Partnerships and Corporations Flashcards
Duties Owed by Directors and Officers
Directors are responsible for the management of the business and the affairs of the corporation. They generally have limited personal liability to the corporation, but owe a DUTY OF CARE and a DUTY OF LOYALTY.
Duty of Care
A fiduciary duty that requires a director to manage the corporation to the best of his/her abilities. They must discharge their duties:
1) IN GOOD FAITH,
2) as an ORDINARY PRUDENT PERSON WOULD in the same circumstances, and
3) for the BEST INTEREST OF THE CORPORATION
Business Judgment Rule
Under this rule, directors who execute their duties in accordance with the duty of care are not liable for business decisions that, in HINDSIGHT, TURN OUT TO BE POOR OR ERRONEOUS.
Duty of Loyalty
A fiduciary duty that requires a director to act in good faith and with a reasonable belief that what she does is in the corporation’s best interest.
Violations can appear in:
- Interested Director Transactions
- Usurping Corporate Opportunities
- Competing Ventures
Interested Director Transactions
An interested director transaction occurs when a director has a PERSONAL INTEREST in a transaction in which the corporation is also a party.

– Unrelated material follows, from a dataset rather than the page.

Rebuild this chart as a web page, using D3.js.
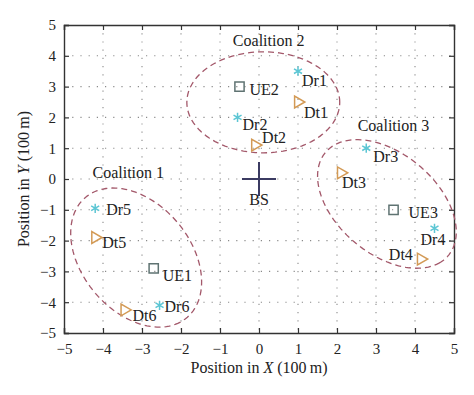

Exceptions to Interested Director Transaction
Interested director transactions will be upheld if:
1) a majority of DISINTERESTED DIRECTORS approve the transaction,
2) a majority of DISINTERESTED SHAREHOLDERS with voting rights approve the transaction, AND
3) the transaction was REASONABLY FAIR to the corporation.
Usurping a Corporate Opportunity
A corporate opportunity is usurped by a director when she DIVERTS A BUSINESS OPPORTUNITY from the corporation to herself without giving the corp a chance to benefit first. The corporation must have a GENUINE EXPECTANCY OR INTEREST in the opportunity.
Competing Ventures
Directors are not permitted to engage in any personal business that is in direct conflict with the corporation.
10(b)5
Rule 10(b)5 provides that it shall be unlawful for any person to use an instrumentality of INTERSTATE COMMERCE to:
1) employ any scheme to DEFRAUD
2) make an UNTRUE STATEMENT of MATERIAL FACT, or
3) engage in any act or practice that operates as a fraud or deceit IN CONNECTION WITH THE SALE OF A SECURITY
If the plaintiff is a PRIVATE person, must also show reliance and damages.
Materiality
A statement or omission of a statement is material if there is a SUBSTANTIAL LIKELIHOOD that a REASONABLE INVESTOR would consider it NECESSARY or IMPORTANT in making an investment decision.
Scienter
A mental state embracing the INTENT TO DECEIVE, DEFRAUD, or MANIPULATE. Recklessness with respect to truth may also constitute scienter.
Promoter Liability
A promoter (one who acts on behalf of pre-incorporated company) is liable for K’s unless a NOVATION or IMPLIED ADOPTION by the now formed Corporation.
Formation of a Corporation
De Jure - a valid Article of Incorporation signed and filed with state. Must contain 1) authorized shares, 2) a general purpose, 3) name and address of agent and incorporators.
De Facto - must show a good faith effort to incorporate AND NO KNOWLEDGE of a lack of corporate status (plus acting as a corporation at a later date).
Estoppel - if held out as a corporation, court can treat as such to avoid unfairness.
Stock Issuance
- Directors and Officers are liable for ‘watered’ stock (improperly valued).
- Corporation must receive CONSIDERATION in exchange for stock. Can be any tangible or intangible property or benefit.
- Shareholders have preemptive rights (to maintain % of ownership).
Shareholder Duties and Liabilities
- Shareholders owe a duty to investigate a buyer of a controlling interest or a board position.
- Shareholders are not liable unless the corporate veil is pierced (only if fraud or misrepresentation).